Best moment of the day: when we were driving home, CSN’s ‘Southern Cross’ came on the radio and Esteban and I sang it together, me taking the high harmony, he replicating the Stephen Stills part, which is precisely in his range. Esteban feels his voice is inharmonious and doesn’t sing all that often, even though he enjoys singing. I adore his voice and sometimes when I’m feeling sick or can’t sleep, I ask him to sing acapella. And sometimes, if the situation is perfect and we’ve been having a good day, he’ll sing with me. And there’s something about ‘Southern Cross’ which almost always makes it so.

So we sang together for three and a half minutes. And it was lovely, even though my voice cracked since I was taking the Judy Collins or possibly Neil Young part way up high and I still have a sore throat. But it was a very pure moment.

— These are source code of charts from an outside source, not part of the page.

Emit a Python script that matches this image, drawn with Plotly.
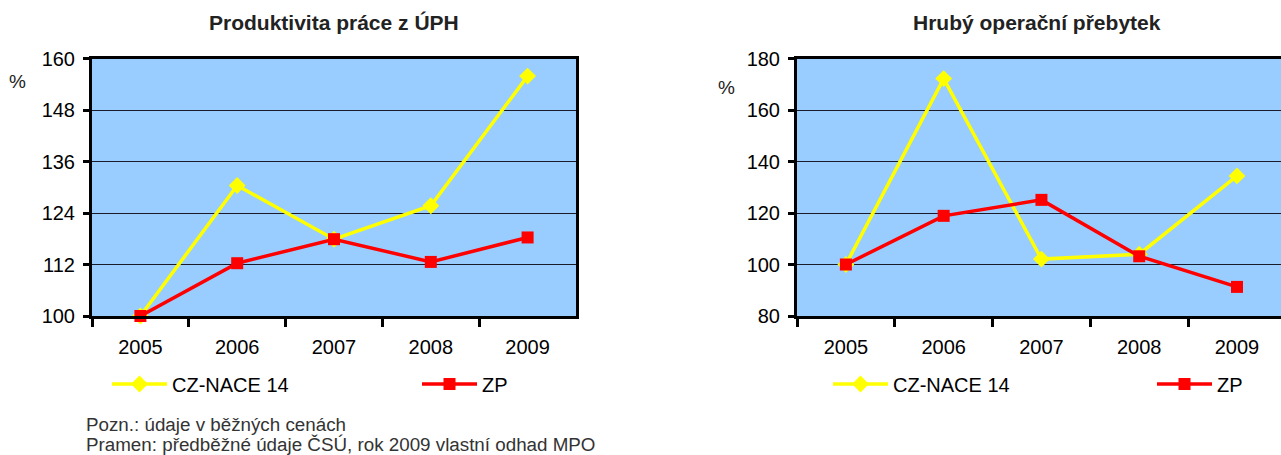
import plotly.graph_objects as go

years = ["2005", "2006", "2007", "2008", "2009"]
left_title = "Produktivita práce z ÚPH"
right_title = "Hrubý operační přebytek"
series_names = ["CZ-NACE 14", "ZP"]

prod_cz = [100.0, 130.4, 117.9, 125.7, 155.9]
prod_zp = [100.0, 112.3, 117.9, 112.6, 118.3]
hop_cz = [100.0, 172.2, 102.1, 104.0, 134.4]
hop_zp = [100.0, 118.9, 125.1, 103.2, 91.3]

left_ticks = [100, 112, 124, 136, 148, 160]
right_ticks = [80, 100, 120, 140, 160, 180]

note_lines = ["Pozn.: údaje v běžných cenách",
              "Pramen: předběžné údaje ČSÚ, rok 2009 vlastní odhad MPO"]

W, H = 1281, 455
FONT = "Liberation Sans, Arial, Helvetica, sans-serif"
YEL = "#FFFF00"
RED = "#FF0000"

fig = go.Figure()

def add_pair(cz, zp, xa, ya, leg_cz, leg_zp):
    fig.add_trace(go.Scatter(x=years, y=cz, name=series_names[0], mode="lines+markers",
                             line=dict(color=YEL, width=3.5),
                             marker=dict(symbol="diamond", size=13, color=YEL),
                             xaxis=xa, yaxis=ya, legend=leg_cz, cliponaxis=False))
    fig.add_trace(go.Scatter(x=years, y=zp, name=series_names[1], mode="lines+markers",
                             line=dict(color=RED, width=3.5),
                             marker=dict(symbol="square", size=12, color=RED),
                             xaxis=xa, yaxis=ya, legend=leg_zp, cliponaxis=False))

add_pair(prod_cz, prod_zp, "x", "y", "legend", "legend2")
add_pair(hop_cz, hop_zp, "x2", "y2", "legend3", "legend4")

ytop = 1 - 58.5 / H
ybot = 1 - 316 / H

xcommon = dict(type="category", tickson="boundaries", ticks="outside", ticklen=8,
               tickwidth=3, tickcolor="black", showline=True, linewidth=3,
               linecolor="black", showgrid=False, zeroline=False,
               tickfont=dict(size=20, color="black", family=FONT),
               ticklabelstandoff=11, fixedrange=True, automargin=False)
ycommon = dict(ticks="outside", ticklen=6, tickwidth=3, tickcolor="black",
               showline=True, linewidth=3, linecolor="black",
               showgrid=True, gridcolor="#1a1a2a", gridwidth=1, zeroline=False,
               tickfont=dict(size=20, color="black", family=FONT),
               ticklabelstandoff=4, fixedrange=True, automargin=False)

def leg(xpx):
    return dict(orientation="h", x=xpx / W, xanchor="left", y=1 - 384 / H, yanchor="middle",
                font=dict(size=20, color="black", family=FONT), itemwidth=55,
                bgcolor="rgba(0,0,0,0)", borderwidth=0)

fig.update_layout(
    width=W, height=H,
    margin=dict(l=0, r=0, t=0, b=0, autoexpand=False),
    paper_bgcolor="white",
    plot_bgcolor="#99CCFF",
    font=dict(family=FONT, color="black"),
    xaxis=dict(domain=[92 / W, 576 / W], anchor="y", mirror=True,
               range=[-0.5, 4.5], **xcommon),
    yaxis=dict(domain=[ybot, ytop], anchor="x", mirror=True,
               range=[100, 160], tickvals=left_ticks, **ycommon),
    xaxis2=dict(domain=[797 / W, 1.0], anchor="y2", mirror=True,
                range=[-0.5, 4.45], **xcommon),
    yaxis2=dict(domain=[ybot, ytop], anchor="x2", mirror=False,
                range=[80, 180], tickvals=right_ticks, **ycommon),
    legend=leg(107),
    legend2=leg(417),
    legend3=leg(828),
    legend4=leg(1152),
    showlegend=True,
    hovermode=False,
)

annotations = [
    dict(text="<b>" + left_title + "</b>", x=334 / W, y=1 - 22 / H, xref="paper", yref="paper",
         showarrow=False, font=dict(size=21, color="#222222", family=FONT), xanchor="center", yanchor="middle"),
    dict(text="<b>" + right_title + "</b>", x=1037 / W, y=1 - 22 / H, xref="paper", yref="paper",
         showarrow=False, font=dict(size=21, color="#222222", family=FONT), xanchor="center", yanchor="middle"),
    dict(text="%", x=17 / W, y=1 - 81 / H, xref="paper", yref="paper", showarrow=False,
         font=dict(size=19, color="#222222", family=FONT), xanchor="center", yanchor="middle"),
    dict(text="%", x=726 / W, y=1 - 87 / H, xref="paper", yref="paper", showarrow=False,
         font=dict(size=19, color="#222222", family=FONT), xanchor="center", yanchor="middle"),
]
for i, (line, ypx) in enumerate(zip(note_lines, [424, 444])):
    annotations.append(dict(text=line, x=84 / W, y=1 - ypx / H, xref="paper", yref="paper",
                            showarrow=False, align="left",
                            font=dict(size=18.8, color="#333333", family=FONT),
                            xanchor="left", yanchor="middle"))
fig.update_layout(annotations=annotations)

fig.write_html("out.html", config={"displayModeBar": False, "staticPlot": True},
               post_script="document.body.style.margin='0';document.body.style.overflow='hidden';")
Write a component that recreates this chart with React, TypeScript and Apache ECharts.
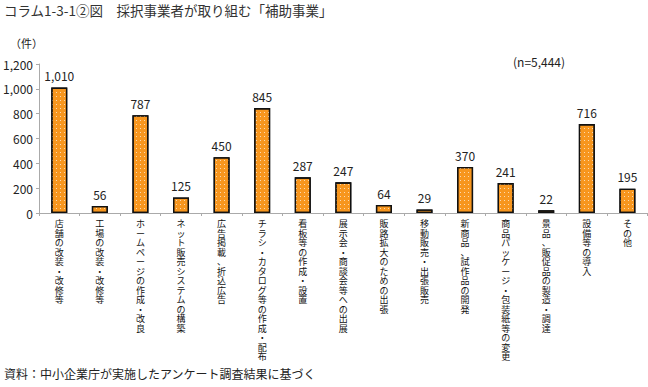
import React, { useEffect, useRef } from "react";
import * as echarts from "echarts";

const categories = [
  "店舗の改装・改修等",
  "工場の改装・改修等",
  "ホームページの作成・改良",
  "ネット販売システムの構築",
  "広告掲載、折込広告",
  "チラシ・カタログ等の作成・配布",
  "看板等の作成・設置",
  "展示会・商談会等への出展",
  "販路拡大のための出張",
  "移動販売・出張販売",
  "新商品、試作品の開発",
  "商品パッケージ・包装紙等の変更",
  "景品、販促品の製造・調達",
  "設備等の導入",
  "その他",
];
const values = [1010, 56, 787, 125, 450, 845, 287, 247, 64, 29, 370, 241, 22, 716, 195];
const yTicks = { min: 0, max: 1200, interval: 200 };

const titleText = "コラム1-3-1②図　採択事業者が取り組む「補助事業」";
const unitText = "（件）";
const nText = "(n=5,444)";
const sourceText = "資料：中小企業庁が実施したアンケート調査結果に基づく";

const FONT = '"Noto Sans CJK JP", "Noto Sans", sans-serif';
const fmt = (v: number) => v.toLocaleString("en-US");

export default function App() {
  const ref = useRef<HTMLDivElement>(null);
  useEffect(() => {
    document.body.style.margin = "0";
    if (!ref.current) return;
    const chart = echarts.init(ref.current, undefined, { renderer: "svg" });
    chart.setOption({
      animation: false,
      textStyle: { fontFamily: FONT },
      graphic: [
        { type: "text", left: 4, top: 3, style: { text: titleText, font: `13.5px ${FONT}`, fill: "#333" } },
        { type: "text", left: 10, top: 37, style: { text: unitText, font: `11px ${FONT}`, fill: "#222" } },
        { type: "text", left: 513, top: 55, style: { text: nText, font: `12px ${FONT}`, fill: "#222" } },
        { type: "text", left: 4, top: 367, style: { text: sourceText, font: `12px ${FONT}`, fill: "#222" } },
      ],
      grid: { left: 38.5, right: 0.3, top: 64, bottom: 174, containLabel: false },
      xAxis: {
        type: "category",
        data: categories,
        axisLine: { lineStyle: { color: "#aaa", width: 1 } },
        axisTick: { show: true, length: 3, lineStyle: { color: "#aaa" } },
        axisLabel: {
          interval: 0,
          margin: 6,
          fontSize: 9,
          lineHeight: 9.5,
          color: "#111",
          fontFamily: FONT,
          formatter: (v: string) => Array.from(v).join("\n"),
        },
      },
      yAxis: {
        type: "value",
        min: yTicks.min,
        max: yTicks.max,
        interval: yTicks.interval,
        axisLine: { show: true, lineStyle: { color: "#aaa", width: 1 } },
        axisTick: { show: true, length: 3, lineStyle: { color: "#aaa" } },
        splitLine: { show: false },
        axisLabel: { margin: 6, fontSize: 12, color: "#222", fontFamily: FONT, formatter: (v: number) => fmt(v) },
      },
      series: [
        {
          type: "bar",
          data: values,
          barWidth: 16,
          itemStyle: {
            color: "#F7961E",
            borderColor: "#111",
            borderWidth: 1.3,
            decal: {
              symbol: "rect",
              symbolSize: 1,
              dashArrayX: [1, 3],
              dashArrayY: [1, 3],
              color: "rgba(255,255,255,0.65)",
              rotation: 0,
            },
          },
          label: {
            show: true,
            position: "top",
            distance: 6,
            fontSize: 12,
            color: "#222",
            fontFamily: FONT,
            formatter: (p: any) => fmt(p.value),
          },
        },
      ],
    });
    return () => chart.dispose();
  }, []);
  return <div ref={ref} style={{ width: 648, height: 387 }} />;
}
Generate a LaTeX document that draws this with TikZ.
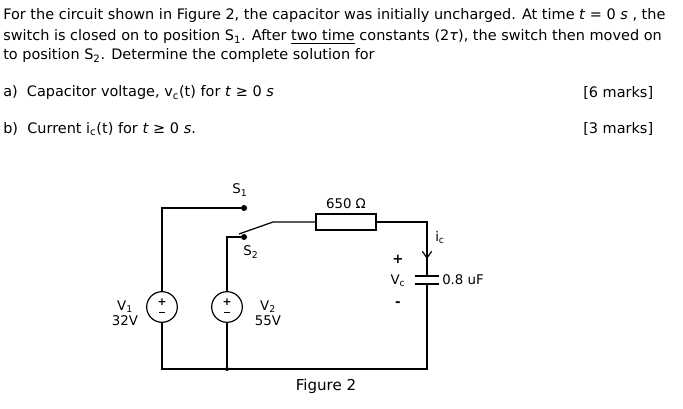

He told me that he was really looking forward to spending time with me on the drive to and from Atlanta. I am too, I said, but I’m not looking forward to the raging fight we’re undoubtedly going to have at one point. We both laughed because it used to be like clockwork that we’d get into a big old fight if we spent any large amount of trapped time together or went on a long car ride. I’m not entirely certain that we will have a fight, but we’re both kind of interested to see how long it will take before it happens. Which state will we be in? Which state will it end in? Will it be to or from Atlanta? I may draw up a grid and hold a pool. Actually, either we have finally fought out all of our major fights (leaving the unsolvables like the dirty dishes, the way I treat the CD’s in my car, etc) OR we’ve finally figured out how to avoid those nasty topics. It will be interesting, nonetheless.

Speaking of Atlanta, if anyone in the area is interested in doing lunch on Sunday, March 10 somewhere, having a little Diaryland Get-Together, let me know via email. I’ve heard that the Cheesecake Factory is a good place, but I’m up for suggestions (Sushi? Got sushi???) But not the stalkers. Stalkers and the like are not invited.

My lips still feel really weird. Squinch.